L’ambition d’Ankara, qui était de jouer le rôle de pont entre l’Orient et l’Occident, a été largement déçue. En 2008, M. Davutoglu avait tenté le pari de faire asseoir à la même table Israël et la Syrie, utilisant ses bonnes relations avec les uns et les autres. Non seulement la tentative a échoué, mais Ankara est désormais brouillé avec les deux pays. « Il n’y a plus trace aujourd’hui de cette Turquie qui poursuivait de nouveaux objectifs avec l’Union européenne, Israël et l’Iran d’un côté, et, de l’autre, concevait des projets à long terme avec la Syrie, la Russie et les Etats-Unis. La Turquie est revenue à la politique étrangère qu’elle menait avant l’arrivée au pouvoir des islamo-conservateurs de l’AKP, en 2002. Il n’existe aujourd’hui pratiquement aucun pays limitrophe avec lequel la Turquie n’ait de problèmes », juge Cumali Onal, chroniqueur au journal Zaman, ancien thuriféraire de la politique de M. Davutoglu. « Ni Israël ni les groupes palestiniens ne font plus mention de la Turquie, cite-t-il en exemple. Nous voyons aujourd’hui à quel point les efforts turcs se sont révélés improductifs. »

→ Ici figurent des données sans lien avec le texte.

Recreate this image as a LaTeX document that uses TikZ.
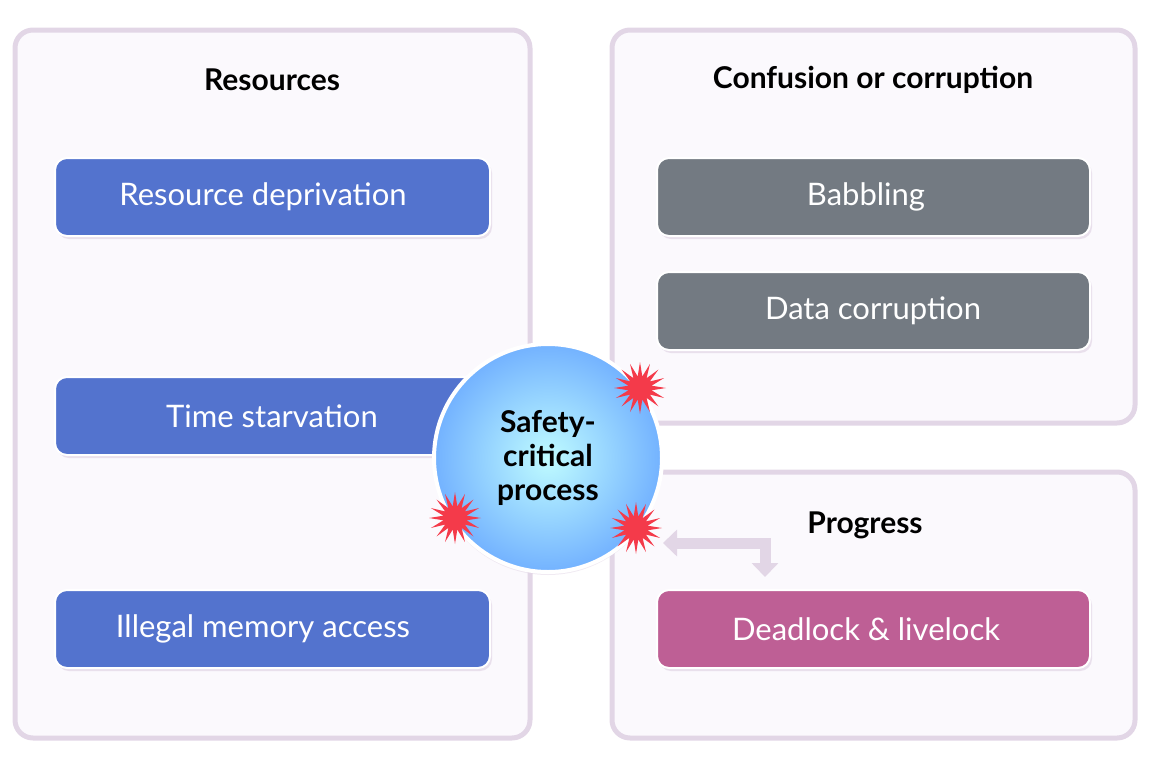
\documentclass[tikz,border=0pt]{standalone}
\usepackage{fontspec}
\setmainfont{Lato}
\usetikzlibrary{shapes.geometric,arrows.meta,shadows}
\definecolor{panelline}{HTML}{E2D6E6}
\definecolor{panelfill}{HTML}{FBF9FD}
\definecolor{resblue}{HTML}{5373CE}
\definecolor{confgray}{HTML}{737A82}
\definecolor{progpink}{HTML}{BE5F95}
\definecolor{burstred}{HTML}{F43A4A}
\begin{document}
\begin{tikzpicture}[x=1pt,y=-1pt,
panel/.style={draw=panelline, line width=5pt, fill=panelfill, rounded corners=18pt},
item/.style={rounded corners=12pt, draw=white, line width=2pt, drop shadow={shadow xshift=2pt, shadow yshift=-3pt, fill=panelline, opacity=.7}},
label/.style={text=white, font=\fontsize{31}{36}\selectfont},
head/.style={font=\fontsize{30}{36}\selectfont\bfseries},
burst/.style={star, star points=16, star point ratio=2.2, fill=burstred, minimum size=52pt, inner sep=0pt}
]
\useasboundingbox (0,0) rectangle (1151,766);
% panels
\draw[panel] (15,30) rectangle (530,738);
\draw[panel] (612,30) rectangle (1135,423);
\draw[panel] (612,472) rectangle (1135,738);
\node[head] (resources) at (272,80) {Resources};
\node[head] (confusion) at (873,80) {Confusion or corruption};
\node[head] (progress) at (865,525) {Progress};
% items
\filldraw[item, fill=resblue] (55,158) rectangle (490,236);
\node[label] (deprivation) at (263,197) {Resource deprivation};
\filldraw[item, fill=resblue] (55,377) rectangle (490,455);
\node[label] (starvation) at (272,416) {Time starvation};
\filldraw[item, fill=resblue] (55,590) rectangle (490,668);
\node[label] (memory) at (263,629) {Illegal memory access};
\filldraw[item, fill=confgray] (657,158) rectangle (1090,236);
\node[label] (babbling) at (866,197) {Babbling};
\filldraw[item, fill=confgray] (657,272) rectangle (1090,350);
\node[label] (corruption) at (873,311) {Data corruption};
\filldraw[item, fill=progpink] (657,590) rectangle (1090,668);
\node[label] (deadlock) at (866,629) {Deadlock \& livelock};
% arrow
\coordinate (arrowL) at (663,543);
\coordinate (arrowD) at (765,577);
\draw[panelline, line width=11pt, {Triangle[length=14pt,width=26pt]}-{Triangle[length=14pt,width=26pt]}] (arrowL) -- (765,543) -- (arrowD);
% process
\node[circle, draw=white, line width=4pt, minimum size=228pt, inner color=blue!5!cyan!25, outer color=cyan!45!blue!55,
  font=\fontsize{30}{34}\selectfont\bfseries, align=center, drop shadow={shadow xshift=0pt, shadow yshift=-3pt, fill=panelline}] (process) at (548,458) {Safety-\\critical\\process};
\node[burst] (burst1) at (640,388) {};
\node[burst] (burst2) at (455,518) {};
\node[burst] (burst3) at (636,528) {};
\end{tikzpicture}
\end{document}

Ankara aurait-il perdu de sa fameuse influence dans les révolutions arabes ? « Quatre pays qui ont renversé leurs dictateurs – l’Egypte, la Libye, la Tunisie et le Yémen – ne voient plus la Turquie comme un modèle, malgré les efforts et les initiatives diplomatiques déployés », estime M. Onal. La priorité de l’Egypte, c’est l’Arabie saoudite, destination du premier voyage du président Mohamed Morsi. Pour nombre d’observateurs, la Turquie, faute d’avoir su créer un nouvel ordre régional, est revenue à l’ordre ancien et à un alignement sur la politique étrangère de Washington : membre de l’OTAN depuis 1953, Ankara a notamment autorisé l’installation sur son sol de radars antimissiles tournés vers l’Iran. Dès lors, le pouvoir de médiation de la Turquie s’est évanoui.